Let all lower level sets of $f$ be closed.

Let $x \in S$.

Let $\ds a: = \liminf_{t \mathop \to x} \map f t$.

In order to prove that $f$ is LSC it suffices to show that $a = \map f x$.

We know already that $a \le \map f x$.

Thus it suffices to show that $\map f x \le a$.

Let $a = \infty$.

As $\infty \le \infty$ the proof is complete.

Let $a < \infty$.

Then we can find a sequence $\sequence {x_n}_{n \mathop \in \N}$ such that:

- $x_n \to x$ and $\map f {x_n} \to a$

as $n \to \infty$.

For any $b > a$:

- $\map f {x_n} \le b$

or equivalently:

- $x_n \in \ds \operatorname {lev} \limits_{\mathop \le b} f$

which by hypothesis is closed.

Therefore $\ds \operatorname {lev} \limits_{\mathop \le b} f$ contains the limit point $x$.
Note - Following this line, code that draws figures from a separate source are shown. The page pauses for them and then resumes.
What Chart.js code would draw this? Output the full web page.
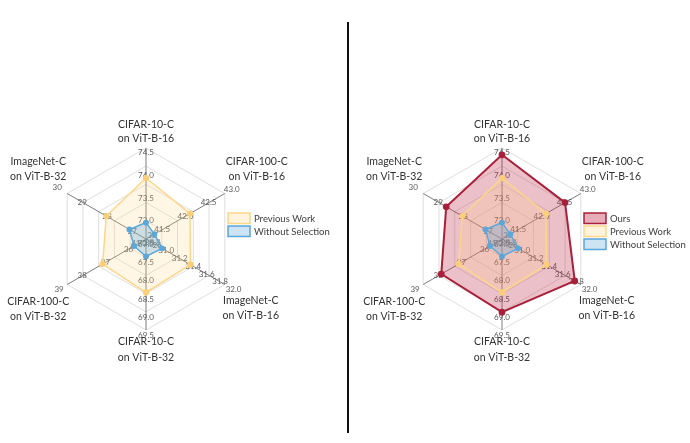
<!DOCTYPE html>
<html>
<head>
<meta charset="utf-8">
<script src="https://cdn.jsdelivr.net/npm/chart.js@4.4.1/dist/chart.umd.min.js"></script>
<style>
  body { margin: 0; background: #fff; }
  #wrap { position: relative; width: 690px; height: 443px; overflow: hidden; }
  #left { position: absolute; left: 0; top: 0; }
  #right { position: absolute; left: 346px; top: 0; }
  #divider { position: absolute; left: 347px; top: 22px; width: 2px; height: 411px; background: #111; }
</style>
</head>
<body>
<div id="wrap">
  <canvas id="left" width="346" height="443"></canvas>
  <div id="divider"></div>
  <canvas id="right" width="344" height="443"></canvas>
</div>
<script>
// axes go clockwise starting at the top
const axisNames = [
  ["CIFAR-10-C", "on ViT-B-16"],
  ["CIFAR-100-C", "on ViT-B-16"],
  ["ImageNet-C", "on ViT-B-16"],
  ["CIFAR-10-C", "on ViT-B-32"],
  ["CIFAR-100-C", "on ViT-B-32"],
  ["ImageNet-C", "on ViT-B-32"]
];
// value at the centre / at the outer ring, one pair per axis
const axisMin = [72.6, 41.15, 30.7, 66.85, 35.25, 26.45];
const axisMax = [74.6, 42.85, 31.87, 69.35, 38.65, 29.6];
const axisTicks = [
  ["72.5", "73.0", "73.5", "74.0", "74.5"],
  ["41.0", "41.5", "42.0", "42.5", "43.0"],
  ["30.8", "31.0", "31.2", "31.4", "31.6", "31.8", "32.0"],
  ["67.0", "67.5", "68.0", "68.5", "69.0", "69.5"],
  ["35", "36", "37", "38", "39"],
  ["26", "27", "28", "29", "30"]
];

const ours = [74.45, 42.51, 31.78, 68.86, 37.87, 28.68];
const previousWork = [73.94, 42.1, 31.36, 68.32, 37.12, 28.04];
const withoutSelection = [72.96, 41.33, 30.94, 67.33, 35.77, 27.11];

// where the axis names sit, relative to the outer vertex: dx, dy line 1, dy line 2
const nameOffsets = [[0, -23, -9], [32, -32, -17], [26, 16, 31], [0, 12, 28], [-29, 17, 32], [-29, -32, -17]];

function norm(values) {
  return values.map((v, i) => (v - axisMin[i]) / (axisMax[i] - axisMin[i]));
}

const axisTextPlugin = {
  id: "axisText",
  beforeDatasetsDraw(chart) {
    const scale = chart.scales.r;
    const ctx = chart.ctx;
    ctx.save();
    ctx.font = "8px Lato";
    ctx.fillStyle = "#5a5a5a";
    ctx.textAlign = "center";
    ctx.textBaseline = "middle";
    axisTicks.forEach((ticks, i) => {
      ticks.forEach(t => {
        let n = (parseFloat(t) - axisMin[i]) / (axisMax[i] - axisMin[i]);
        let p = scale.getPointPositionForValue(i, n);
        ctx.fillText(t, p.x, p.y);
      });
    });
    ctx.restore();
  },
  afterDraw(chart) {
    const scale = chart.scales.r;
    const ctx = chart.ctx;
    ctx.save();
    ctx.font = "10.5px Lato";
    ctx.fillStyle = "#333333";
    ctx.textAlign = "center";
    ctx.textBaseline = "middle";
    axisNames.forEach((lines, i) => {
      let p = scale.getPointPositionForValue(i, 1);
      let o = nameOffsets[i];
      ctx.fillText(lines[0], p.x + o[0], p.y + o[1]);
      ctx.fillText(lines[1], p.x + o[0], p.y + o[2]);
    });

    // legend
    let lx = scale.xCenter + 82;
    let ly = 213;
    ctx.font = "9.5px Lato";
    ctx.textAlign = "left";
    chart.data.datasets.forEach((ds, k) => {
      let y = ly + k * 13;
      ctx.fillStyle = ds.legendFill;
      ctx.fillRect(lx, y, 22, 10.5);
      ctx.strokeStyle = ds.borderColor;
      ctx.lineWidth = 1.5;
      ctx.strokeRect(lx, y, 22, 10.5);
      ctx.fillStyle = "#404040";
      ctx.fillText(ds.label, lx + 26, y + 5.5);
    });
    ctx.restore();
  }
};

function oursSet() {
  return {
    label: "Ours",
    data: norm(ours),
    order: 3,
    borderColor: "#a8203a",
    backgroundColor: "rgba(192, 48, 74, 0.3)",
    legendFill: "rgba(192, 48, 74, 0.4)",
    borderWidth: 2,
    pointRadius: 2.4,
    pointBackgroundColor: "#a8203a",
    pointBorderColor: "#a8203a",
    fill: true
  };
}
function previousSet() {
  return {
    label: "Previous Work",
    data: norm(previousWork),
    order: 2,
    borderColor: "#fdd688",
    backgroundColor: "rgba(253, 214, 136, 0.22)",
    legendFill: "rgba(253, 214, 136, 0.28)",
    borderWidth: 1.5,
    pointRadius: 2.4,
    pointBackgroundColor: "#fbcf7a",
    pointBorderColor: "#fbcf7a",
    fill: true
  };
}
function withoutSet() {
  return {
    label: "Without Selection",
    data: norm(withoutSelection),
    order: 1,
    borderColor: "#5ba7d9",
    backgroundColor: "rgba(91, 167, 217, 0.3)",
    legendFill: "rgba(91, 167, 217, 0.3)",
    borderWidth: 1.5,
    pointRadius: 2.2,
    pointBackgroundColor: "#5ba7d9",
    pointBorderColor: "#5ba7d9",
    fill: true
  };
}

function makeRadar(id, datasets, pad) {
  return new Chart(document.getElementById(id), {
    type: "radar",
    data: {
      labels: axisNames.map(l => l.join(" ")),
      datasets: datasets
    },
    options: {
      responsive: false,
      animation: false,
      layout: { padding: pad },
      plugins: { legend: { display: false }, tooltip: { enabled: false } },
      scales: {
        r: {
          min: 0,
          max: 1,
          ticks: { display: false, stepSize: 0.2 },
          grid: { color: "#dedede", lineWidth: 1 },
          angleLines: { color: "#7c7c7c", lineWidth: 1 },
          pointLabels: { display: false }
        }
      }
    },
    plugins: [axisTextPlugin]
  });
}

makeRadar("left", [previousSet(), withoutSet()], { left: 55, right: 109, top: 148, bottom: 113 });
makeRadar("right", [oursSet(), previousSet(), withoutSet()], { left: 65, right: 97, top: 148, bottom: 113 });
</script>
</body>
</html>
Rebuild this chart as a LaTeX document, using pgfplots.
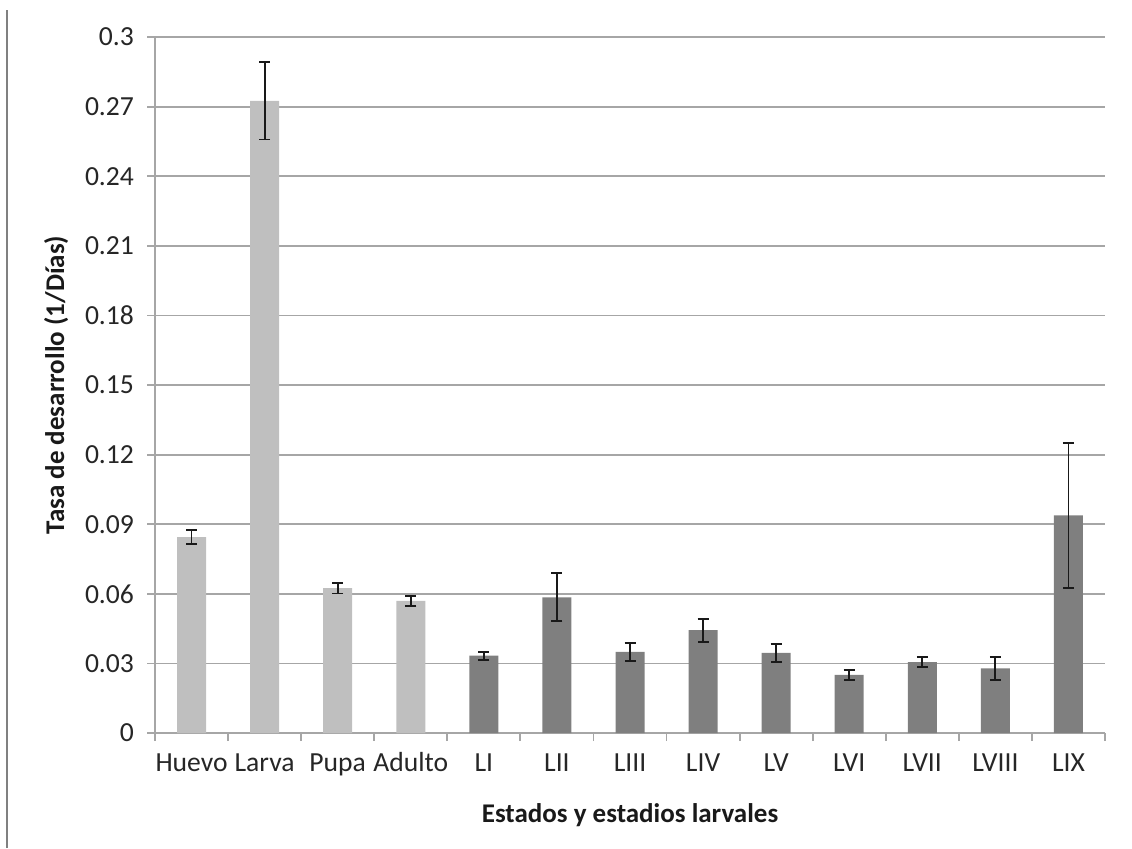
\documentclass[border=0pt]{standalone}
\usepackage{fontspec}
\setmainfont{Carlito}
\usepackage{pgfplots}
\pgfplotsset{compat=1.18}

\definecolor{lightbar}{HTML}{BFBFBF}
\definecolor{darkbar}{HTML}{7F7F7F}
\definecolor{gridgray}{HTML}{A6A6A6}

\begin{document}
\begin{tikzpicture}
\useasboundingbox (0,0) rectangle (566pt,424pt);
% page edge line on the left
\draw[gray, line width=1pt] (3.5pt,0) -- (3.5pt,419pt);

\begin{axis}[
    at={(77.5pt,57.5pt)}, anchor=south west,
    scale only axis,
    width=475pt, height=348pt,
    xmin=-0.5, xmax=12.5,
    ymin=0, ymax=0.3,
    axis lines*=left,
    axis line style={-, gridgray, line width=0.9pt},
    ytick={0,0.03,0.06,0.09,0.12,0.15,0.18,0.21,0.24,0.27,0.3},
    yticklabels={0,0.03,0.06,0.09,0.12,0.15,0.18,0.21,0.24,0.27,0.3},
    ymajorgrids,
    major grid style={gridgray, line width=0.9pt},
    xtick={0,...,12},
    xticklabels={Huevo,Larva,Pupa,Adulto,LI,LII,LIII,LIV,LV,LVI,LVII,LVIII,LIX},
    major x tick style={draw=none},
    minor xtick={-0.5,0.5,...,12.5},
    minor x tick style={gridgray, line width=0.9pt},
    y tick style={gridgray, line width=0.9pt},
    tick align=outside,
    major tick length=4pt, minor tick length=4pt,
    tick label style={font=\fontsize{13.8}{15}\selectfont, text=black!85},
    yticklabel style={xshift=-3pt},
    xticklabel style={yshift=-5pt, text height=1.45ex, text depth=0.3ex},
    xlabel={\bfseries Estados y estadios larvales},
    ylabel={\bfseries Tasa de desarrollo (1/Días)},
    label style={font=\fontsize{13.5}{15}\selectfont, text=black!90},
    xlabel style={at={(axis description cs:0.5,-0.118)}, anchor=center},
    ylabel style={at={(axis description cs:-0.104,0.5)}, anchor=center},
    ybar, bar width=14.5pt, bar shift=0pt,
    error bars/y dir=both, error bars/y explicit,
    error bars/error bar style={black!90, line width=0.9pt},
    error bars/error mark options={rotate=90, black!90, line width=0.9pt, mark size=2.75pt},
]
\addplot[fill=lightbar, draw=none] coordinates {
    (0,0.0844) +- (0,0.0030)
    (1,0.2725) +- (0,0.0167)
    (2,0.0624) +- (0,0.0023)
    (3,0.0569) +- (0,0.0022)
};
\addplot[fill=darkbar, draw=none] coordinates {
    (4,0.0333) +- (0,0.0017)
    (5,0.0585) +- (0,0.0103)
    (6,0.0350) +- (0,0.0039)
    (7,0.0443) +- (0,0.0050)
    (8,0.0345) +- (0,0.0039)
    (9,0.0251) +- (0,0.0022)
    (10,0.0306) +- (0,0.0023)
    (11,0.0279) +- (0,0.0050)
    (12,0.0938) +- (0,0.0313)
};
\end{axis}
\end{tikzpicture}
\end{document}
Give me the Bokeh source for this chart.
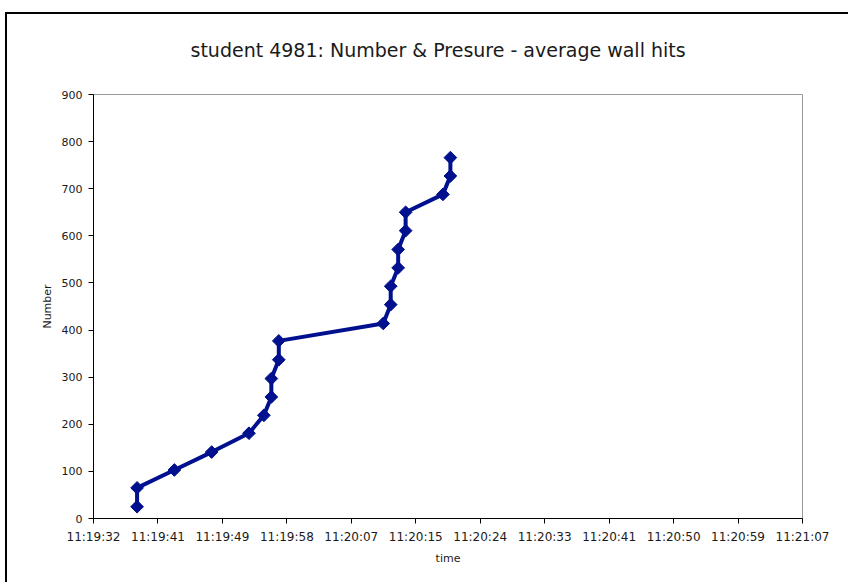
import math

from bokeh.plotting import figure
from bokeh.models import Range1d, FixedTicker, Title
from bokeh.embed import file_html
from bokeh.resources import INLINE

# --- data -------------------------------------------------------------
title_text = "student 4981: Number & Presure - average wall hits"

times = ["11:19:38", "11:19:38", "11:19:43", "11:19:48", "11:19:53",
         "11:19:55", "11:19:56", "11:19:56", "11:19:57", "11:19:57",
         "11:20:11", "11:20:12", "11:20:12", "11:20:13", "11:20:13",
         "11:20:14", "11:20:14", "11:20:19", "11:20:20", "11:20:20"]
numbers = [25, 65, 103, 141, 181, 219, 258, 297, 337, 377,
           414, 454, 493, 532, 571, 611, 650, 688, 727, 766]

# x-axis ticks as fractions of a day (spreadsheet time serials)
tick_days = [0.4719, 0.4720, 0.4721, 0.4722, 0.4723, 0.4724,
             0.4725, 0.4726, 0.4727, 0.4728, 0.4729, 0.4730]
tick_labels = ["11:19:32", "11:19:41", "11:19:49", "11:19:58", "11:20:07",
               "11:20:15", "11:20:24", "11:20:33", "11:20:41", "11:20:50",
               "11:20:59", "11:21:07"]
y_ticks = [0, 100, 200, 300, 400, 500, 600, 700, 800, 900]


def to_seconds(t):
    h, m, s = (int(v) for v in t.split(":"))
    return h * 3600 + m * 60 + s


xs = [to_seconds(t) for t in times]
tick_secs = [round(d * 86400, 3) for d in tick_days]

FONT = "DejaVu Sans"
LINE = "#00108E"
TEXT = "#1a1a1a"

p = figure(width=843, height=570, output_backend="svg", toolbar_location=None,
           x_range=Range1d(tick_secs[0], tick_secs[-1]),
           y_range=Range1d(0, 900),
           min_border_left=86, min_border_right=48,
           min_border_top=80, min_border_bottom=66)
p.title = None
# empty spacer title keeps the real title clear of the plot area
p.add_layout(Title(text=" ", text_font_size="15px"), "above")
p.add_layout(Title(text=title_text, align="left", offset=97,
                   text_font=FONT, text_font_size="19px",
                   text_font_style="normal", text_color=TEXT), "above")

p.styles = {"margin-left": "5px", "margin-top": "12px",
            "border-left": "2px solid black", "border-top": "2px solid black"}

p.background_fill_color = "white"
p.border_fill_color = "white"
p.outline_line_color = "#999999"
p.outline_line_width = 1
p.grid.visible = False

p.line(xs, numbers, line_color=LINE, line_width=4)
p.scatter(xs, numbers, marker="square", size=9, angle=math.pi / 4,
          fill_color=LINE, line_color=LINE)

# x axis
xa = p.xaxis[0]
xa.ticker = FixedTicker(ticks=tick_secs)
xa.major_label_overrides = {t: lab for t, lab in zip(tick_secs, tick_labels)}
xa.axis_label = "time"
xa.minor_tick_line_color = None

# y axis
ya = p.yaxis[0]
ya.ticker = FixedTicker(ticks=y_ticks)
ya.axis_label = "Number"
ya.minor_tick_line_color = None

for ax in (xa, ya):
    ax.axis_line_color = "black"
    ax.axis_line_width = 1
    ax.major_tick_line_color = "black"
    ax.major_tick_in = 0
    ax.major_tick_out = 5
    ax.major_label_text_font = FONT
    ax.major_label_text_font_size = "11px"
    ax.major_label_text_color = TEXT
    ax.axis_label_text_font = FONT
    ax.axis_label_text_font_size = "11px"
    ax.axis_label_text_font_style = "normal"
    ax.axis_label_text_color = TEXT

xa.major_label_text_font_size = "12px"
xa.major_label_standoff = 6
xa.axis_label_standoff = 5
ya.major_label_standoff = 6
ya.axis_label_standoff = 5

open("out.html", "w").write(file_html(p, INLINE))
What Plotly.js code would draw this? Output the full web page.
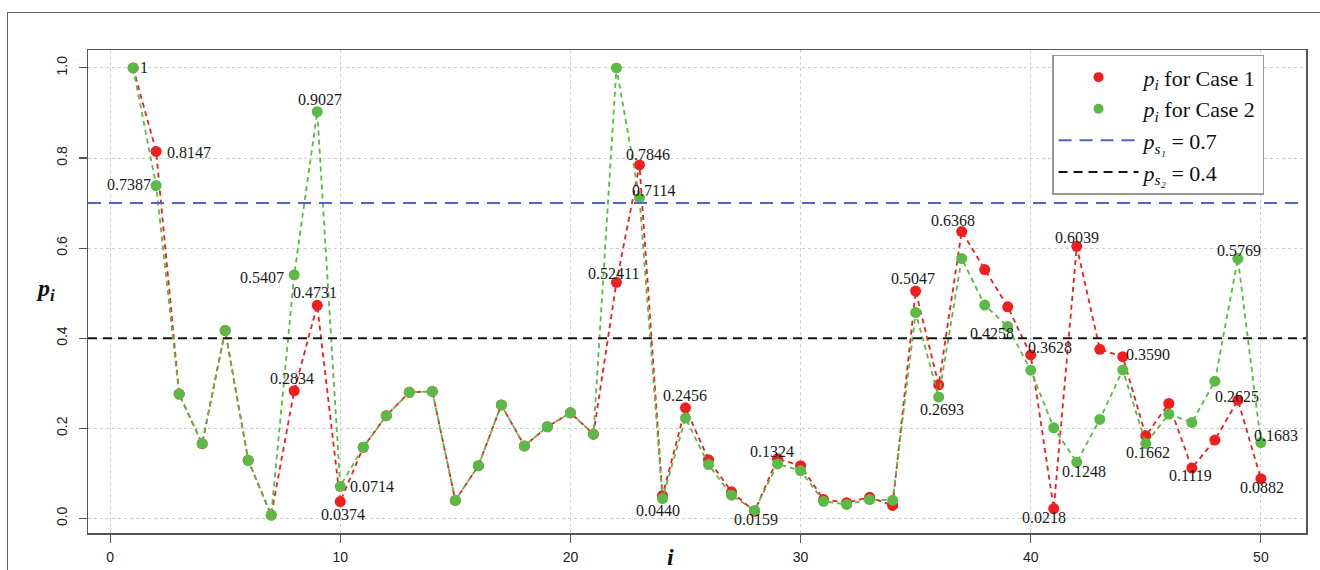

We have that for all $b > a$:

- $\map f x \le b$

Therefore:

- $\map f x \le a$

Hence the result.

$\Box$

So:

- $(1) \implies (2) \implies (3)$

and the proof is complete.

$\blacksquare$

## Sources

- 1986: Viorel Barbu and Th. Precupanu:
*Convexity and Optimization in Banach spaces*: $\S 2$: Proposition $1.3$ - 1990: Ioana Cioranescu:
*Geometry of Banach Spaces, Duality Mappings and Nonlinear Problems*: Proposition $1.7$